COLLECTED MATERIAL:
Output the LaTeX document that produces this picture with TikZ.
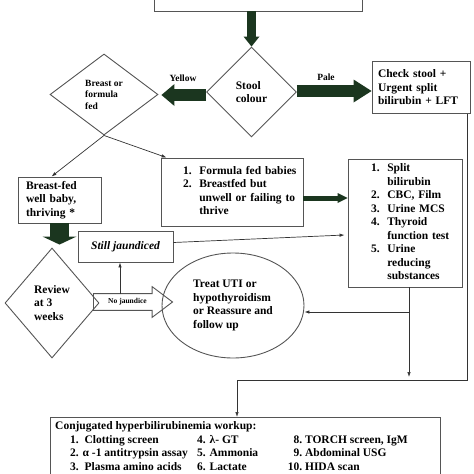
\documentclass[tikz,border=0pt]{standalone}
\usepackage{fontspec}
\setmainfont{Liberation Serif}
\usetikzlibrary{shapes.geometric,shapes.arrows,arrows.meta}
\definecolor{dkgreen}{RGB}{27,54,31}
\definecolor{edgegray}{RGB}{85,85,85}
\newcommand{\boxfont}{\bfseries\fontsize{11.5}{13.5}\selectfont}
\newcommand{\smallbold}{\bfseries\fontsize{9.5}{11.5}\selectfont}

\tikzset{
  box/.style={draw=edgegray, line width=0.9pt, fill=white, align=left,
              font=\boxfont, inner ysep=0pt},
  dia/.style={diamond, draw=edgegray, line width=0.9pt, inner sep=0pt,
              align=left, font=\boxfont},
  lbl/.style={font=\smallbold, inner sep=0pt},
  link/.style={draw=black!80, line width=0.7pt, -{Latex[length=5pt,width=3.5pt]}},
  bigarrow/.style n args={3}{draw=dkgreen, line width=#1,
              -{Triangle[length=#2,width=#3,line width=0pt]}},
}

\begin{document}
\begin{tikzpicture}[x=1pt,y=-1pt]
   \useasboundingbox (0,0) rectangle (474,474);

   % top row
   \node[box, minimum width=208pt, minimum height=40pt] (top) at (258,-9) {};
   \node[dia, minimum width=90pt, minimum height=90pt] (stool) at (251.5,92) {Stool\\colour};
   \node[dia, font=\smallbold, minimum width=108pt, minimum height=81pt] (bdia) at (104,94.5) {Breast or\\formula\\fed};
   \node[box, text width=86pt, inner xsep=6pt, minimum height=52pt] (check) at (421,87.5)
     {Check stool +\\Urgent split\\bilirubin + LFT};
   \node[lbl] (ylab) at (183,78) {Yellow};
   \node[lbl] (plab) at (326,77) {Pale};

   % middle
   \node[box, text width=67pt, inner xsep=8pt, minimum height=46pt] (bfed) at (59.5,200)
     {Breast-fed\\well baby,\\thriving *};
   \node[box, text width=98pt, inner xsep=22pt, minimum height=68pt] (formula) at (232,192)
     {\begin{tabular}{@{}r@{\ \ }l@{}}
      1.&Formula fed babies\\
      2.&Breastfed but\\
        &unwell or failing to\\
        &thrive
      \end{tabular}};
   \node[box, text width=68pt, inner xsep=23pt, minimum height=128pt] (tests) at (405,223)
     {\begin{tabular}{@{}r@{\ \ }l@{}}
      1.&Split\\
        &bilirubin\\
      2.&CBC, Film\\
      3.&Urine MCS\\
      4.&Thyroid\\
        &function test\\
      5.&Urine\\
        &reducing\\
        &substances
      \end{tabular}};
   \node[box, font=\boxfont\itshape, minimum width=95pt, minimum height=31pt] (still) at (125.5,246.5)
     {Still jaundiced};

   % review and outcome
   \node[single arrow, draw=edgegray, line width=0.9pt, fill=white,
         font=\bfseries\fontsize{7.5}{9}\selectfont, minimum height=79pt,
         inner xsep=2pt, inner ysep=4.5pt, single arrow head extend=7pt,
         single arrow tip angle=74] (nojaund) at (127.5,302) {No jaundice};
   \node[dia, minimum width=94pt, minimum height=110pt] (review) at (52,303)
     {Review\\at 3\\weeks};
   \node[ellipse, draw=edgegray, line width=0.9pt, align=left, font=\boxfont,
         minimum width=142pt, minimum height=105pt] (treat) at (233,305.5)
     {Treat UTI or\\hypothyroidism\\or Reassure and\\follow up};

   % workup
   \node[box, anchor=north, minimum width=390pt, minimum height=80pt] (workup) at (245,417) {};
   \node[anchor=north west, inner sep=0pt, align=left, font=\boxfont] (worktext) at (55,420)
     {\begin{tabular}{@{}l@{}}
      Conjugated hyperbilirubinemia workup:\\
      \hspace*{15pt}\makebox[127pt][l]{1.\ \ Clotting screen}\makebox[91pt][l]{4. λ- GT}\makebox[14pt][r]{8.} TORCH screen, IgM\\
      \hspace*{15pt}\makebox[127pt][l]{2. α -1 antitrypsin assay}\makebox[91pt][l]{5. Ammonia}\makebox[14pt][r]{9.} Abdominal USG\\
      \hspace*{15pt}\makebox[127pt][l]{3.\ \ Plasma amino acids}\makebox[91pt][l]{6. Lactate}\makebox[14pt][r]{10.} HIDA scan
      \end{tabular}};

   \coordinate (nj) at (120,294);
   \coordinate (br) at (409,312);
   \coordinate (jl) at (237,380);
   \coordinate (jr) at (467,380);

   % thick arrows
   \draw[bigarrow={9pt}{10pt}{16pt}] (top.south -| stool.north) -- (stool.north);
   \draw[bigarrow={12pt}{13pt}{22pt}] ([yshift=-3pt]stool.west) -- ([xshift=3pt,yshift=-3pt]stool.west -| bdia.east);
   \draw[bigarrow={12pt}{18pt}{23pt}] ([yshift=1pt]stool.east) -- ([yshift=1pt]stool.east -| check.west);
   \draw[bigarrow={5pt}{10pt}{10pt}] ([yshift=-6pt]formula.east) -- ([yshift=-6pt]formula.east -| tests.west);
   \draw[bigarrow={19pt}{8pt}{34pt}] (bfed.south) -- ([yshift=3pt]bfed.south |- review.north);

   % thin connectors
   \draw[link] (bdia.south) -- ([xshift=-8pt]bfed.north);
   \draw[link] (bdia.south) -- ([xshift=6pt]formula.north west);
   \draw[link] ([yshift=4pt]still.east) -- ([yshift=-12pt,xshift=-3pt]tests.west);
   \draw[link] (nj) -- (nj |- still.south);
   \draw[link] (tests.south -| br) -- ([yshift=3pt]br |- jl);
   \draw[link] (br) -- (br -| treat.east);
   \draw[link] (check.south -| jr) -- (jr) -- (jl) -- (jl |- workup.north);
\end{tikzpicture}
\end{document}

TASK DESCRIPTION: Return the material exactly as given, apart from the pictures.

SOLUTION TO THIS PROBLEM:
Output the LaTeX document that produces this picture with TikZ.
\documentclass[tikz,border=0pt]{standalone}
\usepackage{fontspec}
\setmainfont{Liberation Serif}
\usetikzlibrary{shapes.geometric,shapes.arrows,arrows.meta}
\definecolor{dkgreen}{RGB}{27,54,31}
\definecolor{edgegray}{RGB}{85,85,85}
\newcommand{\boxfont}{\bfseries\fontsize{11.5}{13.5}\selectfont}
\newcommand{\smallbold}{\bfseries\fontsize{9.5}{11.5}\selectfont}

\tikzset{
  box/.style={draw=edgegray, line width=0.9pt, fill=white, align=left,
              font=\boxfont, inner ysep=0pt},
  dia/.style={diamond, draw=edgegray, line width=0.9pt, inner sep=0pt,
              align=left, font=\boxfont},
  lbl/.style={font=\smallbold, inner sep=0pt},
  link/.style={draw=black!80, line width=0.7pt, -{Latex[length=5pt,width=3.5pt]}},
  bigarrow/.style n args={3}{draw=dkgreen, line width=#1,
              -{Triangle[length=#2,width=#3,line width=0pt]}},
}

\begin{document}
\begin{tikzpicture}[x=1pt,y=-1pt]
   \useasboundingbox (0,0) rectangle (474,474);

   % top row
   \node[box, minimum width=208pt, minimum height=40pt] (top) at (258,-9) {};
   \node[dia, minimum width=90pt, minimum height=90pt] (stool) at (251.5,92) {Stool\\colour};
   \node[dia, font=\smallbold, minimum width=108pt, minimum height=81pt] (bdia) at (104,94.5) {Breast or\\formula\\fed};
   \node[box, text width=86pt, inner xsep=6pt, minimum height=52pt] (check) at (421,87.5)
     {Check stool +\\Urgent split\\bilirubin + LFT};
   \node[lbl] (ylab) at (183,78) {Yellow};
   \node[lbl] (plab) at (326,77) {Pale};

   % middle
   \node[box, text width=67pt, inner xsep=8pt, minimum height=46pt] (bfed) at (59.5,200)
     {Breast-fed\\well baby,\\thriving *};
   \node[box, text width=98pt, inner xsep=22pt, minimum height=68pt] (formula) at (232,192)
     {\begin{tabular}{@{}r@{\ \ }l@{}}
      1.&Formula fed babies\\
      2.&Breastfed but\\
        &unwell or failing to\\
        &thrive
      \end{tabular}};
   \node[box, text width=68pt, inner xsep=23pt, minimum height=128pt] (tests) at (405,223)
     {\begin{tabular}{@{}r@{\ \ }l@{}}
      1.&Split\\
        &bilirubin\\
      2.&CBC, Film\\
      3.&Urine MCS\\
      4.&Thyroid\\
        &function test\\
      5.&Urine\\
        &reducing\\
        &substances
      \end{tabular}};
   \node[box, font=\boxfont\itshape, minimum width=95pt, minimum height=31pt] (still) at (125.5,246.5)
     {Still jaundiced};

   % review and outcome
   \node[single arrow, draw=edgegray, line width=0.9pt, fill=white,
         font=\bfseries\fontsize{7.5}{9}\selectfont, minimum height=79pt,
         inner xsep=2pt, inner ysep=4.5pt, single arrow head extend=7pt,
         single arrow tip angle=74] (nojaund) at (127.5,302) {No jaundice};
   \node[dia, minimum width=94pt, minimum height=110pt] (review) at (52,303)
     {Review\\at 3\\weeks};
   \node[ellipse, draw=edgegray, line width=0.9pt, align=left, font=\boxfont,
         minimum width=142pt, minimum height=105pt] (treat) at (233,305.5)
     {Treat UTI or\\hypothyroidism\\or Reassure and\\follow up};

   % workup
   \node[box, anchor=north, minimum width=390pt, minimum height=80pt] (workup) at (245,417) {};
   \node[anchor=north west, inner sep=0pt, align=left, font=\boxfont] (worktext) at (55,420)
     {\begin{tabular}{@{}l@{}}
      Conjugated hyperbilirubinemia workup:\\
      \hspace*{15pt}\makebox[127pt][l]{1.\ \ Clotting screen}\makebox[91pt][l]{4. λ- GT}\makebox[14pt][r]{8.} TORCH screen, IgM\\
      \hspace*{15pt}\makebox[127pt][l]{2. α -1 antitrypsin assay}\makebox[91pt][l]{5. Ammonia}\makebox[14pt][r]{9.} Abdominal USG\\
      \hspace*{15pt}\makebox[127pt][l]{3.\ \ Plasma amino acids}\makebox[91pt][l]{6. Lactate}\makebox[14pt][r]{10.} HIDA scan
      \end{tabular}};

   \coordinate (nj) at (120,294);
   \coordinate (br) at (409,312);
   \coordinate (jl) at (237,380);
   \coordinate (jr) at (467,380);

   % thick arrows
   \draw[bigarrow={9pt}{10pt}{16pt}] (top.south -| stool.north) -- (stool.north);
   \draw[bigarrow={12pt}{13pt}{22pt}] ([yshift=-3pt]stool.west) -- ([xshift=3pt,yshift=-3pt]stool.west -| bdia.east);
   \draw[bigarrow={12pt}{18pt}{23pt}] ([yshift=1pt]stool.east) -- ([yshift=1pt]stool.east -| check.west);
   \draw[bigarrow={5pt}{10pt}{10pt}] ([yshift=-6pt]formula.east) -- ([yshift=-6pt]formula.east -| tests.west);
   \draw[bigarrow={19pt}{8pt}{34pt}] (bfed.south) -- ([yshift=3pt]bfed.south |- review.north);

   % thin connectors
   \draw[link] (bdia.south) -- ([xshift=-8pt]bfed.north);
   \draw[link] (bdia.south) -- ([xshift=6pt]formula.north west);
   \draw[link] ([yshift=4pt]still.east) -- ([yshift=-12pt,xshift=-3pt]tests.west);
   \draw[link] (nj) -- (nj |- still.south);
   \draw[link] (tests.south -| br) -- ([yshift=3pt]br |- jl);
   \draw[link] (br) -- (br -| treat.east);
   \draw[link] (check.south -| jr) -- (jr) -- (jl) -- (jl |- workup.north);
\end{tikzpicture}
\end{document}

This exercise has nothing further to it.